Greene moved toward the sink, pumped soap powder all over the basin, then washed his hands under full pressure from the tap. After pounding his hands dry on a thick stack of paper towels, he threw the towels on the floor by the wastebasket. Not in the basket, but on the floor.

Ed nodded, his silence a coded laugh that Greene acknowledged with more silence, not looking but seeing.

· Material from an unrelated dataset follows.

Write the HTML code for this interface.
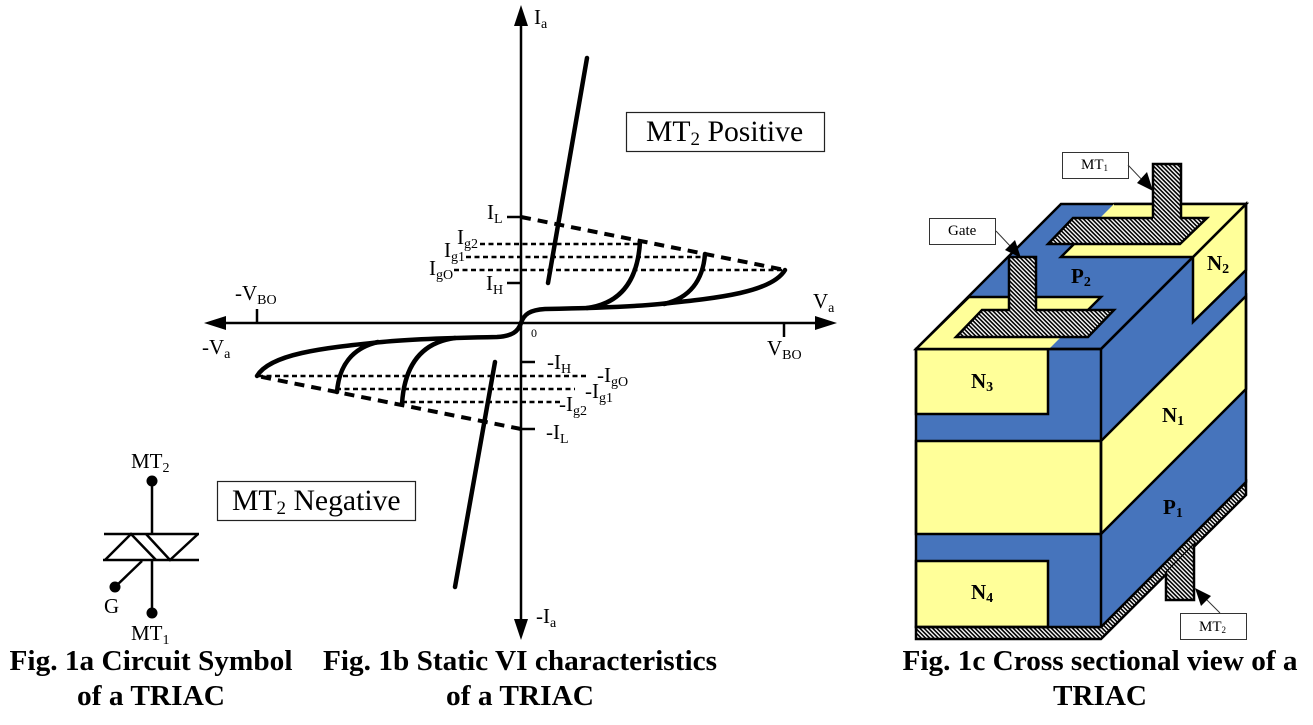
<!DOCTYPE html>
<html><head><meta charset="utf-8"><style>
html,body{margin:0;padding:0;background:#fff}
svg{display:block}
text{font-family:"Liberation Serif",serif;fill:#000}
.cap{font-weight:bold;font-size:29px}
.l{font-size:21px}
.s{font-size:14px}
.n{font-weight:bold;font-size:21px}
.ns{font-size:14px}
</style></head><body>
<svg width="1313" height="725" viewBox="0 0 1313 725" xmlns="http://www.w3.org/2000/svg">
<defs>
<pattern id="h" width="3" height="3" patternUnits="userSpaceOnUse" patternTransform="rotate(45)">
<rect width="3" height="3" fill="#fff"/><rect width="3" height="1.6" fill="#000"/>
</pattern>
</defs>

<!-- Graph axes -->
<g stroke="#000" stroke-width="2.5" fill="none">
<line x1="521" y1="20" x2="521" y2="625"/>
<line x1="220" y1="323" x2="820" y2="323"/>
<line x1="507" y1="217" x2="521" y2="217"/>
<line x1="507" y1="283" x2="521" y2="283"/>
<line x1="521" y1="362" x2="535" y2="362"/>
<line x1="521" y1="429" x2="535" y2="429"/>
<line x1="784" y1="323" x2="784" y2="337"/>
<line x1="257" y1="309" x2="257" y2="323"/>
</g>
<polygon points="521,5 514,26 528,26" fill="#000"/>
<polygon points="521,640 514,619 528,619" fill="#000"/>
<polygon points="204,323 226,316 226,330" fill="#000"/>
<polygon points="837,323 815,316 815,330" fill="#000"/>

<!-- Dashed levels -->
<g stroke="#000" fill="none">
<g stroke-width="2.5" stroke-dasharray="5 3.5">
<line x1="480" y1="244" x2="640" y2="244"/>
<line x1="466" y1="257" x2="705" y2="257"/>
<line x1="454" y1="270" x2="783" y2="270"/>
<line x1="258" y1="376" x2="588" y2="376"/>
<line x1="336" y1="389" x2="575" y2="389"/>
<line x1="402" y1="402" x2="562" y2="402"/>
</g>
<g stroke-width="4" stroke-dasharray="10 7">
<line x1="521" y1="217" x2="785" y2="270"/>
<line x1="521" y1="429" x2="257" y2="376"/>
</g>
<!-- Curves -->
<g stroke-width="4.5" stroke-linecap="round">
<line x1="548" y1="283" x2="587" y2="58"/>
<line x1="455" y1="587" x2="495" y2="362"/>
<path d="M521 323C524 314 530 310 545 309C600 308 640 306 660 304C720 298 772 292 785 270"/>
<path d="M640 242C638 275 625 303 587 308"/>
<path d="M705 254C703 280 690 298 664 304"/>
<path d="M521 323C518 332 512 336 497 337C442 338 402 340 382 342C322 348 270 354 257 376"/>
<path d="M402 404C404 371 417 343 455 338"/>
<path d="M337 392C339 366 352 348 378 342"/>
</g>
</g>

<!-- Graph labels -->
<text class="l" x="534" y="24">I<tspan class="s" dy="4">a</tspan></text>
<text class="l" x="813" y="308">V<tspan class="s" dy="4">a</tspan></text>
<text class="l" x="202" y="354">-V<tspan class="s" dy="4">a</tspan></text>
<text class="l" x="536" y="623">-I<tspan class="s" dy="4">a</tspan></text>
<text class="l" x="235" y="300">-V<tspan class="s" dy="4">BO</tspan></text>
<text class="l" x="767" y="355">V<tspan class="s" dy="4">BO</tspan></text>
<text class="l" x="487" y="219">I<tspan class="s" dy="4">L</tspan></text>
<text class="l" x="457" y="244">I<tspan class="s" dy="4">g2</tspan></text>
<text class="l" x="444" y="257">I<tspan class="s" dy="4">g1</tspan></text>
<text class="l" x="429" y="275">I<tspan class="s" dy="4">gO</tspan></text>
<text class="l" x="486" y="290">I<tspan class="s" dy="4">H</tspan></text>
<text x="531" y="337" font-size="12">0</text>
<text class="l" x="547" y="369">-I<tspan class="s" dy="4">H</tspan></text>
<text class="l" x="597" y="382">-I<tspan class="s" dy="4">gO</tspan></text>
<text class="l" x="585" y="398">-I<tspan class="s" dy="4">g1</tspan></text>
<text class="l" x="559" y="411">-I<tspan class="s" dy="4">g2</tspan></text>
<text class="l" x="546" y="439">-I<tspan class="s" dy="4">L</tspan></text>

<!-- Boxes -->
<rect x="626.5" y="112.5" width="198" height="39" fill="#fff" stroke="#222" stroke-width="1.2"/>
<text x="646" y="141" font-size="29.7">MT<tspan font-size="19" dy="4">2</tspan><tspan dy="-4"> Positive</tspan></text>
<rect x="217.5" y="481.5" width="198" height="39" fill="#fff" stroke="#222" stroke-width="1.2"/>
<text x="232" y="510" font-size="29.7">MT<tspan font-size="19" dy="4">2</tspan><tspan dy="-4"> Negative</tspan></text>

<!-- Symbol -->
<g stroke="#000" stroke-width="2.5" fill="none">
<line x1="152" y1="481" x2="152" y2="534"/>
<line x1="104" y1="534" x2="199" y2="534"/>
<line x1="103" y1="560" x2="199" y2="560"/>
<polyline points="105,560 131,534 156,560"/>
<polyline points="146,534 170,560 198,534"/>
<line x1="152" y1="560" x2="152" y2="613"/>
<line x1="142" y1="561" x2="115" y2="587"/>
</g>
<circle cx="152" cy="481" r="5.5"/><circle cx="152" cy="613" r="5.5"/><circle cx="115" cy="587" r="5.5"/>
<text x="131" y="468" font-size="21">MT<tspan class="s" dy="4">2</tspan></text>
<text x="104" y="613" font-size="21">G</text>
<text x="131" y="640" font-size="21">MT<tspan class="s" dy="4">1</tspan></text>

<!-- Cross section -->
<g stroke="#000" stroke-width="2.5" stroke-linejoin="miter">
<!-- metal -->
<polygon points="916,627 1101,627 1246,482 1246,495 1101,639 916,639" fill="url(#h)"/>
<polygon points="1166,600 1194,600 1194,543 1166,571" fill="url(#h)"/>
<polygon points="1162,575 1194,543 1194,535 1160,570" fill="url(#h)" stroke="none"/>
<!-- front -->
<rect x="916" y="349" width="185" height="278" fill="#4674bc" stroke="none"/>
<rect x="916" y="441" width="185" height="93" fill="#ffff99"/>
<polygon points="916,349 1048,349 1048,414 916,414" fill="#ffff99"/>
<polygon points="916,561 1048,561 1048,627 916,627" fill="#ffff99"/>
<!-- right -->
<polygon points="1101,349 1246,204 1246,482 1101,627" fill="#4674bc" stroke="none"/>
<polygon points="1101,441 1246,296 1246,389 1101,534" fill="#ffff99"/>
<polygon points="1193,257 1246,204 1246,270 1193,322" fill="#ffff99"/>
<!-- top -->
<polygon points="916,349 1061,204 1246,204 1101,349" fill="#4674bc"/>
<polygon points="1114,204 1246,204 1193,257 1061,257" fill="#ffff99" stroke="none"/>
<polyline points="1114,204 1246,204 1193,257 1061,257 1075,243" fill="none"/>
<polygon points="916,349 969,297 1101,297 1049,349" fill="#ffff99" stroke="none"/>
<polyline points="969,297 1101,297 1088,310" fill="none"/>
<polyline points="916,349 969,297" fill="none"/>
<polyline points="916,349 1101,349" fill="none"/>
<line x1="1101" y1="349" x2="1101" y2="627"/>
<polyline points="916,349 916,627 1101,627" fill="none"/>
<polyline points="1101,349 1193,257" fill="none"/>
<polyline points="1246,204 1246,482 1101,627" fill="none"/>
<!-- contacts -->
<polygon points="1073,218 1207,218 1180,244 1048,244" fill="url(#h)"/>
<polygon points="982,310 1114,310 1088,337 956,337" fill="url(#h)"/>
<rect x="1153" y="164" width="28" height="56" fill="url(#h)" stroke="none"/>
<rect x="1009" y="257" width="27" height="55" fill="url(#h)" stroke="none"/>
<polyline points="1153,218 1153,164 1181,164 1181,218" fill="none"/>
<polyline points="1009,310 1009,257 1036,257 1036,310" fill="none"/>
</g>
<!-- leader labels -->
<g fill="#fff" stroke="#333" stroke-width="1">
<rect x="1062.5" y="152.5" width="66" height="26"/>
<rect x="929.5" y="218.5" width="66" height="26"/>
<rect x="1180.5" y="613.5" width="66" height="26"/>
</g>
<g stroke="#333" stroke-width="1">
<line x1="1128" y1="165" x2="1145" y2="183"/>
<line x1="996" y1="231" x2="1012" y2="248"/>
<line x1="1220" y1="613" x2="1203" y2="596"/>
</g>
<polygon points="1153,191 1137,183 1147,172" fill="#000"/>
<polygon points="1021,258 1005,250 1015,240" fill="#000"/>
<polygon points="1195,588 1211,596 1201,606" fill="#000"/>
<text x="1081" y="169" font-size="15">MT<tspan font-size="9" dy="2">1</tspan></text>
<text x="948" y="235" font-size="15">Gate</text>
<text x="1199" y="631" font-size="15">MT<tspan font-size="9" dy="2">2</tspan></text>
<text class="n" x="971" y="388">N<tspan class="ns" dy="3">3</tspan></text>
<text class="n" x="971" y="599">N<tspan class="ns" dy="3">4</tspan></text>
<text class="n" x="1207" y="270">N<tspan class="ns" dy="3">2</tspan></text>
<text class="n" x="1162" y="422">N<tspan class="ns" dy="3">1</tspan></text>
<text class="n" x="1071" y="283">P<tspan class="ns" dy="3">2</tspan></text>
<text class="n" x="1163" y="514">P<tspan class="ns" dy="3">1</tspan></text>

<!-- Captions -->
<text class="cap" x="151" y="670" text-anchor="middle" textLength="283" lengthAdjust="spacingAndGlyphs">Fig. 1a Circuit Symbol</text>
<text class="cap" x="151" y="705" text-anchor="middle" textLength="148" lengthAdjust="spacingAndGlyphs">of a TRIAC</text>
<text class="cap" x="520" y="670" text-anchor="middle" textLength="394" lengthAdjust="spacingAndGlyphs">Fig. 1b Static VI characteristics</text>
<text class="cap" x="520" y="705" text-anchor="middle" textLength="148" lengthAdjust="spacingAndGlyphs">of a TRIAC</text>
<text class="cap" x="1100" y="670" text-anchor="middle" textLength="395" lengthAdjust="spacingAndGlyphs">Fig. 1c Cross sectional view of a</text>
<text class="cap" x="1100" y="705" text-anchor="middle" textLength="94" lengthAdjust="spacingAndGlyphs">TRIAC</text>
</svg>
</body></html>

Ed thought, if the CMS deal worked and the lot sales happened in Japan instead of here, then he wouldn’t have to think about any of this anymore — not the salesmen, not the commissions, not the stupidity, not the greed. He wouldn’t have to see Fred Greene tossing his garbage on the men’s room floor. He would see numbers, contracts, memos, statements. He would take his seat on the board of AHI and after a reasonable amount of time had elapsed, he would sell his shares and get out of the business.

Mr. Dave Martin

Capital Management Systems Ltd., Inc.

P.O. Box 364

Koza, Okinawa

Dear Dave:

Best wishes on your investment program for the ownership of home-sites in Chino Valley, Arizona.

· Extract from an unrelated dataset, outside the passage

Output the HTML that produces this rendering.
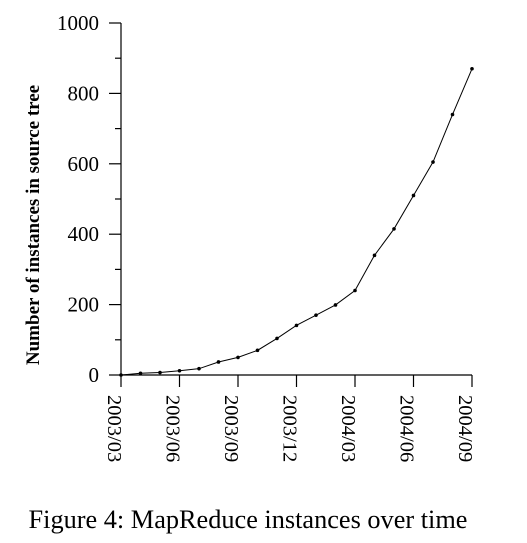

Much of Arizona’s phenomenal growth has been due to the fact that many service men that were based in Arizona during their training decided to make their home here in their civilian life. These men have contributed a great deal to the vitality and growth of our State. This program should be an additional step along these lines. We wish you continued success.

With best wishes,

Barry Goldwater

Ed put it back in its manila envelope and looked again at the memo he’d written yesterday:

TO:

N. J. Warren

FROM:

Edward Lazar

We will want a letter from Sam Steiger that will read something like the following:

Mr. Dale Holmgren

Mr. Dave Martin

Mr. Dale Hunt

Mr. Harry Gillis

Capital Management Systems Ltd., Inc.

P.O. Box 364

Koza, Okinawa

Dear Mr. So and So:

Best wishes on your investment program for the ownership of home-sites in Chino Valley, Arizona.

Much of Arizona’s phenomenal growth has been due to the fact that many service men that were based in Arizona during their training decided to make their home here in their civilian life. These men have contributed a great deal to the vitality and growth of our state. Your program should be an additional step along these lines. Continued success.

Sincerely,

Sam Steiger

“No one’s heard of Sam Steiger,” Warren had said on the phone yesterday, speaking from his house. “Sam Steiger’s just a congressman from Arizona.”

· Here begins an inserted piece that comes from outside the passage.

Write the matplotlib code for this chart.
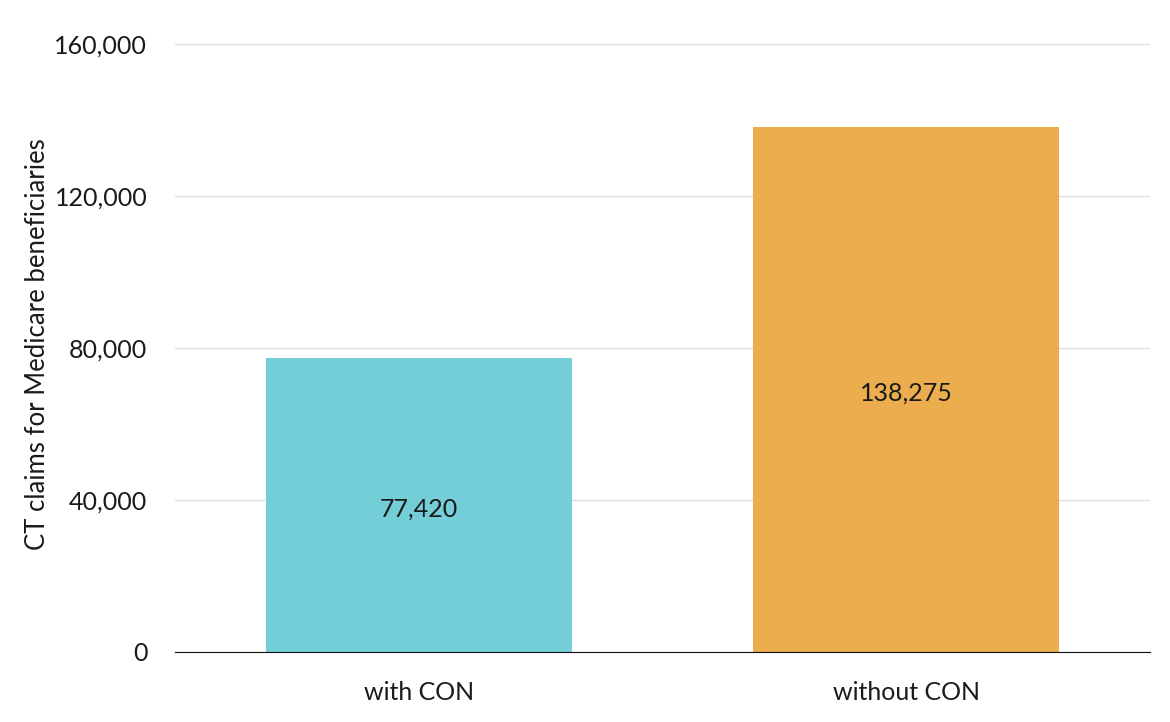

“He’s helping us out with the Forest Service,” Ed had said.

“So get him, too,” Warren had answered, as if with a shrug.

The memo had been delivered to Warren’s house by messenger boy and then the letter had been dictated to Goldwater’s office by someone over the phone — that was the only way it could have happened in less than twenty-four hours. That also explained some minor differences in a few of the sentences. But he couldn’t imagine Warren patiently reading a letter over the phone, making subtle changes of phrasing. The phrases would have been changed by someone’s secretary, probably Goldwater’s, but how the letter had even made it that far was a mystery.

It was the Wild West — that was the phrase that covered such mysteries. He could have asked Warren how the Goldwater letter had materialized, how it had happened in less than twenty-four hours, but it was the kind of question you knew not to ask after two years in the land business. They had connections to a lot of people. Now they somehow had connections to Barry Goldwater. He wondered if not just Sam Steiger but Barry Goldwater owned land in Chino Valley.

“I need a favor,” Jack Ross had said that afternoon in Mexico, standing at the bar, drinking whiskey because that was what he drank, even by a pool. “That land I told you about, I don’t know what I’m going to be able to do with it.”

Warren nodded. “It’s called Chino Grande?”

“That’s right. They did up a flier already. Chino Grande Ranchettes.”

“Outside Seligman.”

“Far outside. There’s no road.”

“But it’s in Chino Valley.”

“Not really Chino Valley. It’s north of there.”

“We’ll call it Chino Valley. That way we’ll keep it simple.”

Their conversation would have happened on August 14. The Goldwater letter was dated August 19. The first time Warren mentioned the Jack Ross land to Ed Lazar was a month later, in September. There were reasons for doing it this way, reasons for spacing out the favors so that no one could connect them too easily.